- _Problem statement_
Repeat the listing in full. Nothing may be added or left out.

- _Information shown_
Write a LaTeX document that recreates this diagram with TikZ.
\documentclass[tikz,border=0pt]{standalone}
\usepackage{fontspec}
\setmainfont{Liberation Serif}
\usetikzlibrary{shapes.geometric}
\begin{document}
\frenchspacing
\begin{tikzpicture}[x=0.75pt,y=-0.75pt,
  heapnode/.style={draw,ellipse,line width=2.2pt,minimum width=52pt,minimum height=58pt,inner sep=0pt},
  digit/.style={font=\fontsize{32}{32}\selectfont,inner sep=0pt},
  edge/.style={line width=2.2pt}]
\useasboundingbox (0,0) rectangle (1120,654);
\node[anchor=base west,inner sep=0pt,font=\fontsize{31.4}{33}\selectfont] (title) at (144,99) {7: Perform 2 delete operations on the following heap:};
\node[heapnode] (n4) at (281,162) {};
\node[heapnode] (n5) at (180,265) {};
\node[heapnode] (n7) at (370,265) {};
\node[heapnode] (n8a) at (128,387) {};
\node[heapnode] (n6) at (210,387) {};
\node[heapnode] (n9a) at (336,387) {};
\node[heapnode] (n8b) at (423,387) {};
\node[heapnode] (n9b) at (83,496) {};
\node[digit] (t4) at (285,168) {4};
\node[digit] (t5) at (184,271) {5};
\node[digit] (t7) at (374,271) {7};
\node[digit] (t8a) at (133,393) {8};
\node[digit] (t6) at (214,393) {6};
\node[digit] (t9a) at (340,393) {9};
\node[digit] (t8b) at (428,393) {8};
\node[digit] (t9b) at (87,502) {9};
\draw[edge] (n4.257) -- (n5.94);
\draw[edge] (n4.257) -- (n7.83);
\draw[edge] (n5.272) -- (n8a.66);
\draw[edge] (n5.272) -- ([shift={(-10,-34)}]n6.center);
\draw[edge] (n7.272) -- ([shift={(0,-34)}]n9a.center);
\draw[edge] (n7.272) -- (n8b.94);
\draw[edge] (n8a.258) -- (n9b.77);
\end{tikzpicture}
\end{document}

- _Right answer_
Write a LaTeX document that recreates this diagram with TikZ.
\documentclass[tikz,border=0pt]{standalone}
\usepackage{fontspec}
\setmainfont{Liberation Serif}
\usetikzlibrary{shapes.geometric}
\begin{document}
\frenchspacing
\begin{tikzpicture}[x=0.75pt,y=-0.75pt,
  heapnode/.style={draw,ellipse,line width=2.2pt,minimum width=52pt,minimum height=58pt,inner sep=0pt},
  digit/.style={font=\fontsize{32}{32}\selectfont,inner sep=0pt},
  edge/.style={line width=2.2pt}]
\useasboundingbox (0,0) rectangle (1120,654);
\node[anchor=base west,inner sep=0pt,font=\fontsize{31.4}{33}\selectfont] (title) at (144,99) {7: Perform 2 delete operations on the following heap:};
\node[heapnode] (n4) at (281,162) {};
\node[heapnode] (n5) at (180,265) {};
\node[heapnode] (n7) at (370,265) {};
\node[heapnode] (n8a) at (128,387) {};
\node[heapnode] (n6) at (210,387) {};
\node[heapnode] (n9a) at (336,387) {};
\node[heapnode] (n8b) at (423,387) {};
\node[heapnode] (n9b) at (83,496) {};
\node[digit] (t4) at (285,168) {4};
\node[digit] (t5) at (184,271) {5};
\node[digit] (t7) at (374,271) {7};
\node[digit] (t8a) at (133,393) {8};
\node[digit] (t6) at (214,393) {6};
\node[digit] (t9a) at (340,393) {9};
\node[digit] (t8b) at (428,393) {8};
\node[digit] (t9b) at (87,502) {9};
\draw[edge] (n4.257) -- (n5.94);
\draw[edge] (n4.257) -- (n7.83);
\draw[edge] (n5.272) -- (n8a.66);
\draw[edge] (n5.272) -- ([shift={(-10,-34)}]n6.center);
\draw[edge] (n7.272) -- ([shift={(0,-34)}]n9a.center);
\draw[edge] (n7.272) -- (n8b.94);
\draw[edge] (n8a.258) -- (n9b.77);
\end{tikzpicture}
\end{document}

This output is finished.